▶ Exercise
Search the records below for the word "this" and show every line where it occurs.

▶ A run of records

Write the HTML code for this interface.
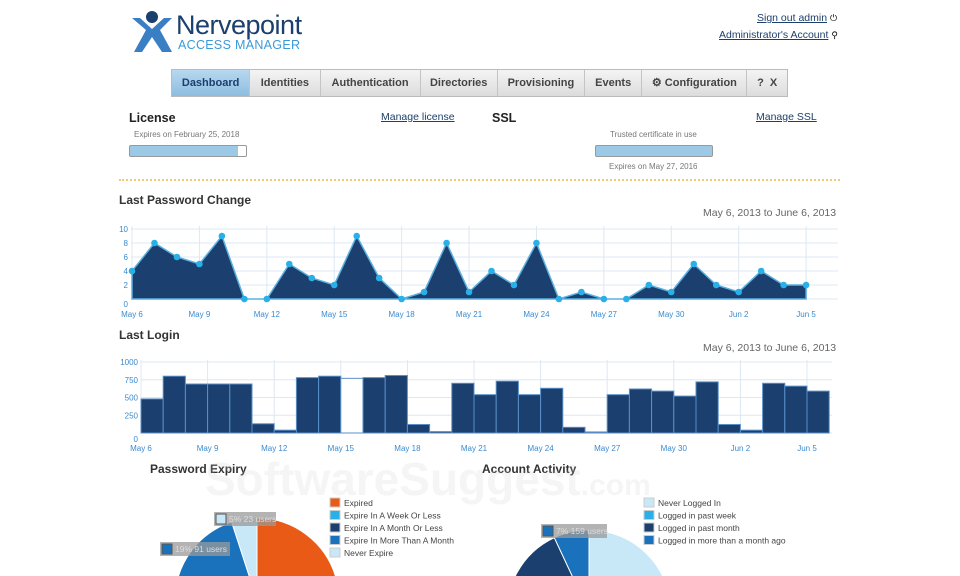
<!DOCTYPE html>
<html><head><meta charset="utf-8"><style>
body{margin:0;width:960px;height:576px;overflow:hidden;background:#fff;font-family:"Liberation Sans",sans-serif;position:relative}
.a{position:absolute;white-space:nowrap}
a{color:#1b3f6e;text-decoration:underline}
.nav{position:absolute;left:171px;top:69px;height:26px;width:615px;border:1px solid #bbb;background:linear-gradient(#f4f4f4,#dcdcdc);display:flex;font-size:11px;font-weight:bold;color:#444}
.nav div{border-right:1px solid #c4c4c4;line-height:26px;text-align:center}
</style></head><body>
<svg class="a" style="left:130px;top:10px" width="44" height="44" viewBox="0 0 44 44">
<circle cx="22" cy="7" r="6" fill="#1b3f6e"/>
<path d="M2 8 L16 20 L4 42 L12 42 L22 27 L32 42 L42 42 L30 20 L42 8 L34 8 L22 19 L10 8Z" fill="#3a7fc4"/>
</svg>
<div class="a" style="left:176px;top:10px;font-size:27px;color:#1b3f6e;letter-spacing:-0.5px">Nervepoint</div>
<div class="a" style="left:178px;top:38px;font-size:12.5px;color:#3a9ad9;letter-spacing:0.3px">ACCESS MANAGER</div>
<div class="a" style="left:757px;top:12px;font-size:10.5px"><a>Sign out admin</a> <span style="font-size:9px">⏻</span></div>
<div class="a" style="left:719px;top:29px;font-size:10.5px"><a>Administrator's Account</a> <span style="font-size:9px">⚲</span></div>
<div class="nav">
<div style="width:78px;background:linear-gradient(#b8d8ef,#8dbde0);color:#1b3f6e">Dashboard</div>
<div style="width:70px">Identities</div><div style="width:100px">Authentication</div><div style="width:77px">Directories</div><div style="width:87px">Provisioning</div><div style="width:57px">Events</div><div style="width:105px">⚙ Configuration</div><div style="width:40px;border:none">? &nbsp;X</div>
</div>
<div class="a" style="left:129px;top:111px;font-size:12.5px;font-weight:bold;color:#222">License</div>
<div class="a" style="left:381px;top:111px;font-size:10.5px"><a>Manage license</a></div>
<div class="a" style="left:492px;top:111px;font-size:12.5px;font-weight:bold;color:#222">SSL</div>
<div class="a" style="left:756px;top:111px;font-size:10.5px"><a>Manage SSL</a></div>
<div class="a" style="left:134px;top:130px;font-size:8px;color:#777">Expires on February 25, 2018</div>
<div class="a" style="left:610px;top:130px;font-size:8px;color:#777">Trusted certificate in use</div>
<div class="a" style="left:609px;top:162px;font-size:8px;color:#777">Expires on May 27, 2016</div>
<div class="a" style="left:129px;top:145px;width:116px;height:10px;border:1px solid #999;border-radius:2px;background:linear-gradient(90deg,#9cc9e6 0 93%,#fff 93%)"></div>
<div class="a" style="left:595px;top:145px;width:116px;height:10px;border:1px solid #999;border-radius:2px;background:#9cc9e6"></div>
<div class="a" style="left:119px;top:179px;width:721px;border-top:2px dotted #f5c878"></div>
<div class="a" style="left:119px;top:193px;font-size:12px;font-weight:bold;color:#333">Last Password Change</div>
<div class="a" style="left:703px;top:207px;font-size:10.5px;color:#666">May 6, 2013 to June 6, 2013</div>
<div class="a" style="left:119px;top:328px;font-size:12px;font-weight:bold;color:#333">Last Login</div>
<div class="a" style="left:703px;top:342px;font-size:10.5px;color:#666">May 6, 2013 to June 6, 2013</div>
<div class="a" style="left:150px;top:462px;font-size:12px;font-weight:bold;color:#333">Password Expiry</div>
<div class="a" style="left:482px;top:462px;font-size:12px;font-weight:bold;color:#333">Account Activity</div>
<svg class="a" style="left:0;top:0" width="960" height="576" id="s"></svg>
<div class="a" style="left:205px;top:452px;font-size:46px;font-weight:bold;color:rgba(200,200,200,0.18)">SoftwareSuggest<span style="font-size:30px">.com</span></div>
<script>
var s=document.getElementById('s'),h='';
function T(x,y,t,a){h+='<text x="'+x+'" y="'+y+'" font-size="8" fill="#3a8ad0" text-anchor="'+(a||'middle')+'" font-family="Liberation Sans">'+t+'</text>';}
var labs=['May 6','May 9','May 12','May 15','May 18','May 21','May 24','May 27','May 30','Jun 2','Jun 5'];
var x0=132,dx=22.47,y0=299;
for(var v=0;v<=10;v+=2){var y=y0-v*7;h+='<line x1="131" x2="838" y1="'+y+'" y2="'+y+'" stroke="#dce8f4"/>';T(128,y+3+(v==0?5:0),v,'end');}
for(var i=0;i<11;i++){var x=x0+i*3*dx;h+='<line x1="'+x+'" x2="'+x+'" y1="226" y2="'+y0+'" stroke="#dce8f4"/>';T(x,317,labs[i]);}
var d=[4,8,6,5,9,0,0,5,3,2,9,3,0,1,8,1,4,2,8,0,1,0,0,2,1,5,2,1,4,2,2];
var p='M'+x0+' '+y0;d.forEach(function(v,i){p+=' L'+(x0+i*dx)+' '+(y0-v*7)});p+=' L'+(x0+30*dx)+' '+y0+'Z';
h+='<path d="'+p+'" fill="#1b3f6e" stroke="#5ab0e0" stroke-width="1.5"/>';
d.forEach(function(v,i){h+='<circle cx="'+(x0+i*dx)+'" cy="'+(y0-v*7)+'" r="3.3" fill="#29b0e8"/>'});
var b0=433,bx=141,bd=22.2,sc=0.071;
[0,250,500,750,1000].forEach(function(v){var y=b0-v*sc;h+='<line x1="141" x2="832" y1="'+y+'" y2="'+y+'" stroke="#dce8f4"/>';T(138,y+3+(v==0?6:0),v,'end');});
for(var i=0;i<11;i++){var x=bx+i*3*bd;h+='<line x1="'+x+'" x2="'+x+'" y1="360" y2="'+b0+'" stroke="#dce8f4"/>';T(x,451,labs[i]);}
var b=[480,800,690,690,690,130,40,780,800,770,780,810,120,20,700,540,730,540,630,80,15,540,620,590,520,720,120,40,700,660,590];
b.forEach(function(v,i){var hh=v*sc;h+='<rect x="'+(bx+i*bd)+'" y="'+(b0-hh)+'" width="'+bd+'" height="'+hh+'" fill="'+(i==9?'#fff':'#1b3f6e')+'" stroke="#5a8fc8" stroke-width="1"/>'});
function arc(cx,cy,r,a1,a2,c){var f=function(a){return [cx+r*Math.sin(a*Math.PI/180),cy-r*Math.cos(a*Math.PI/180)]};var p1=f(a1),p2=f(a2);h+='<path d="M'+cx+' '+cy+' L'+p1+' A'+r+' '+r+' 0 '+((a2-a1)>180?1:0)+' 1 '+p2+'Z" fill="'+c+'" stroke="#fff" stroke-width="1"/>';}
arc(257,600,82,0,150,'#e85a16');arc(257,600,82,150,272,'#e85a16');arc(257,600,82,272,342,'#1a72bc');arc(257,600,82,342,360,'#c8e8f8');
arc(589,612,82,0,190,'#c8e8f8');arc(589,612,82,190,335,'#1b3f6e');arc(589,612,82,335,360,'#1a72bc');
function tag(x,y,w,t,c){h+='<rect x="'+x+'" y="'+y+'" width="'+w+'" height="14" fill="#999" opacity="0.75"/><rect x="'+(x+2)+'" y="'+(y+2)+'" width="10" height="10" fill="'+c+'" stroke="#555"/><text x="'+(x+15)+'" y="'+(y+10)+'" font-size="8.5" fill="#ddd" font-family="Liberation Sans">'+t+'</text>';}
tag(214,512,62,'5% 23 users','#c8e8f8');tag(160,542,70,'19% 91 users','#1a72bc');tag(541,524,66,'7% 159 users','#1a72bc');
function leg(x,y,items){items.forEach(function(it,i){var yy=y+i*12.5;h+='<rect x="'+x+'" y="'+yy+'" width="10" height="9" fill="'+it[1]+'" stroke="#ccc"/><text x="'+(x+14)+'" y="'+(yy+8)+'" font-size="8.5" fill="#444" font-family="Liberation Sans">'+it[0]+'</text>'});}
leg(330,498,[['Expired','#e85a16'],['Expire In A Week Or Less','#29b0e8'],['Expire In A Month Or Less','#1b3f6e'],['Expire In More Than A Month','#1a72bc'],['Never Expire','#c8e8f8']]);
leg(644,498,[['Never Logged In','#c8e8f8'],['Logged in past week','#29b0e8'],['Logged in past month','#1b3f6e'],['Logged in more than a month ago','#1a72bc']]);
s.innerHTML=h;
</script>
</body></html>
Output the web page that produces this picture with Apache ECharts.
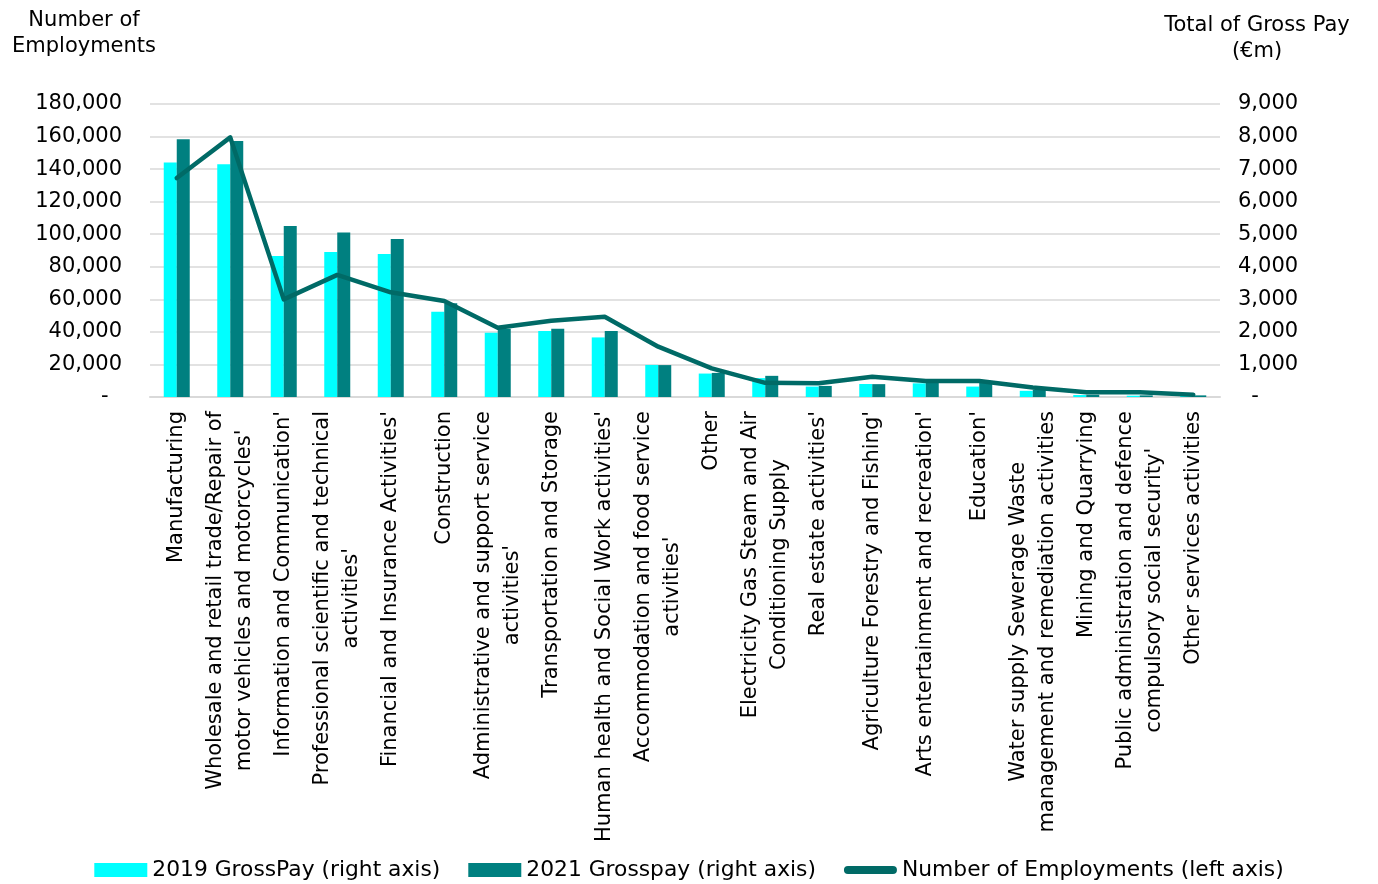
<!DOCTYPE html>
<html>
<head>
<meta charset="utf-8">
<title>Employments and Gross Pay by Sector</title>
<script src="https://cdn.jsdelivr.net/npm/echarts@6/dist/echarts.min.js"></script>
<style>
  html, body { margin: 0; padding: 0; background: #fff; }
  #chart { width: 1378px; height: 884px; }
</style>
</head>
<body>
<div id="chart"></div>
<script>
// Sector names (line breaks are where the labels wrap)
const sectors = [
  "Manufacturing",
  "Wholesale and retail trade/Repair of\nmotor vehicles and motorcycles'",
  "Information and Communication'",
  "Professional scientific and technical\nactivities'",
  "Financial and Insurance Activities'",
  "Construction",
  "Administrative and support service\nactivities'",
  "Transportation and Storage",
  "Human health and Social Work activities'",
  "Accommodation and food service\nactivities'",
  "Other",
  "Electricity Gas Steam and Air\nConditioning Supply",
  "Real estate activities'",
  "Agriculture Forestry and Fishing'",
  "Arts entertainment and recreation'",
  "Education'",
  "Water supply Sewerage Waste\nmanagement and remediation activities",
  "Mining and Quarrying",
  "Public administration and defence\ncompulsory social security'",
  "Other services activities"
];

// Total gross pay, €m (right axis)
const grossPay2019 = [7200, 7150, 4330, 4455, 4390, 2620, 1975, 2030, 1830, 985, 720, 580, 320, 400, 420, 320, 190, 60, 40, 30];
const grossPay2021 = [7920, 7860, 5250, 5050, 4850, 2880, 2100, 2100, 2030, 980, 740, 650, 340, 395, 450, 470, 220, 70, 50, 50];

// Number of employments (left axis)
const employments = [134500, 159500, 60000, 75000, 64300, 59000, 42600, 46900, 49300, 30900, 17600, 8700, 8500, 12500, 9800, 9800, 5900, 2900, 2900, 1400];

// Axis ranges and tick steps
const leftAxisMax = 180000, leftAxisStep = 20000;
const rightAxisMax = 9000, rightAxisStep = 1000;

// Axis titles
const leftAxisTitle = "Number of\nEmployments";
const rightAxisTitle = "Total of Gross Pay\n(€m)";

const seriesNames = ["2019 GrossPay (right axis)", "2021 Grosspay (right axis)", "Number of Employments (left axis)"];

const FONT = "'DejaVu Sans', Verdana, sans-serif";
const TEXT_COLOR = "#000";
const GRID_COLOR = "#d9d9d9";
const LINE_COLOR = "#006a66";

function thousands(v) {
  return String(Math.round(v)).replace(/\B(?=(\d{3})+(?!\d))/g, ",");
}

const chart = echarts.init(document.getElementById("chart"), null, { renderer: "canvas" });

chart.setOption({
  animation: false,
  backgroundColor: "#fff",
  textStyle: { fontFamily: FONT },
  grid: { left: 150, right: 158, top: 104, bottom: 487, containLabel: false },
  graphic: [
    {
      type: "text",
      x: 84, y: 8,
      style: {
        text: leftAxisTitle,
        align: "center",
        verticalAlign: "top",
        font: "21px " + FONT,
        lineHeight: 26,
        fill: TEXT_COLOR
      }
    },
    {
      type: "text",
      x: 1257, y: 13,
      style: {
        text: rightAxisTitle,
        align: "center",
        verticalAlign: "top",
        font: "21px " + FONT,
        lineHeight: 26,
        fill: TEXT_COLOR
      }
    }
  ],
  legend: {
    left: "center",
    top: 854,
    itemWidth: 53,
    itemHeight: 14,
    itemGap: 28,
    textStyle: { fontSize: 21.8, fontFamily: FONT, color: TEXT_COLOR },
    data: [
      { name: seriesNames[0], icon: "rect" },
      { name: seriesNames[1], icon: "rect" },
      // thick rounded stroke for the line series
      { name: seriesNames[2], icon: "path://M4,0 L49,0 A4,4 0 0 1 49,8 L4,8 A4,4 0 0 1 4,0 Z" }
    ]
  },
  xAxis: {
    type: "category",
    data: sectors,
    boundaryGap: true,
    axisLine: { show: true, lineStyle: { color: GRID_COLOR, width: 2 } },
    axisTick: { show: false },
    axisLabel: {
      interval: 0,
      rotate: 90,
      margin: 14,
      formatter: function (v) {
        return v.split("\n").map(function (l) { return "{c|" + l + "}"; }).join("\n");
      },
      rich: {
        c: { fontSize: 21, fontFamily: FONT, color: TEXT_COLOR, lineHeight: 29, align: "center" }
      }
    }
  },
  yAxis: [
    {
      type: "value",
      min: 0,
      max: leftAxisMax,
      interval: leftAxisStep,
      position: "left",
      axisLine: { show: false },
      axisTick: { show: false },
      splitLine: { show: true, lineStyle: { color: GRID_COLOR, width: 1.5 } },
      axisLabel: {
        margin: 28,
        fontSize: 21,
        fontFamily: FONT,
        color: TEXT_COLOR,
        formatter: function (v) { return v === 0 ? "-  " : thousands(v); }
      }
    },
    {
      type: "value",
      min: 0,
      max: rightAxisMax,
      interval: rightAxisStep,
      position: "right",
      axisLine: { show: false },
      axisTick: { show: false },
      splitLine: { show: false },
      axisLabel: {
        margin: 18,
        fontSize: 21,
        fontFamily: FONT,
        color: TEXT_COLOR,
        formatter: function (v) { return v === 0 ? "  -" : thousands(v); }
      }
    }
  ],
  series: [
    {
      name: seriesNames[0],
      type: "bar",
      yAxisIndex: 1,
      data: grossPay2019,
      barWidth: 13,
      barGap: "0%",
      itemStyle: { color: "#00ffff" }
    },
    {
      name: seriesNames[1],
      type: "bar",
      yAxisIndex: 1,
      data: grossPay2021,
      barWidth: 13,
      barGap: "0%",
      itemStyle: { color: "#008080" }
    },
    {
      name: seriesNames[2],
      type: "line",
      yAxisIndex: 0,
      data: employments,
      symbol: "none",
      smooth: false,
      z: 5,
      itemStyle: { color: LINE_COLOR },
      lineStyle: { color: LINE_COLOR, width: 4.5, cap: "round", join: "round" }
    }
  ]
});
</script>
</body>
</html>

▶ Output
Write the HTML code for this interface.
Output the web page that produces this picture with Apache ECharts.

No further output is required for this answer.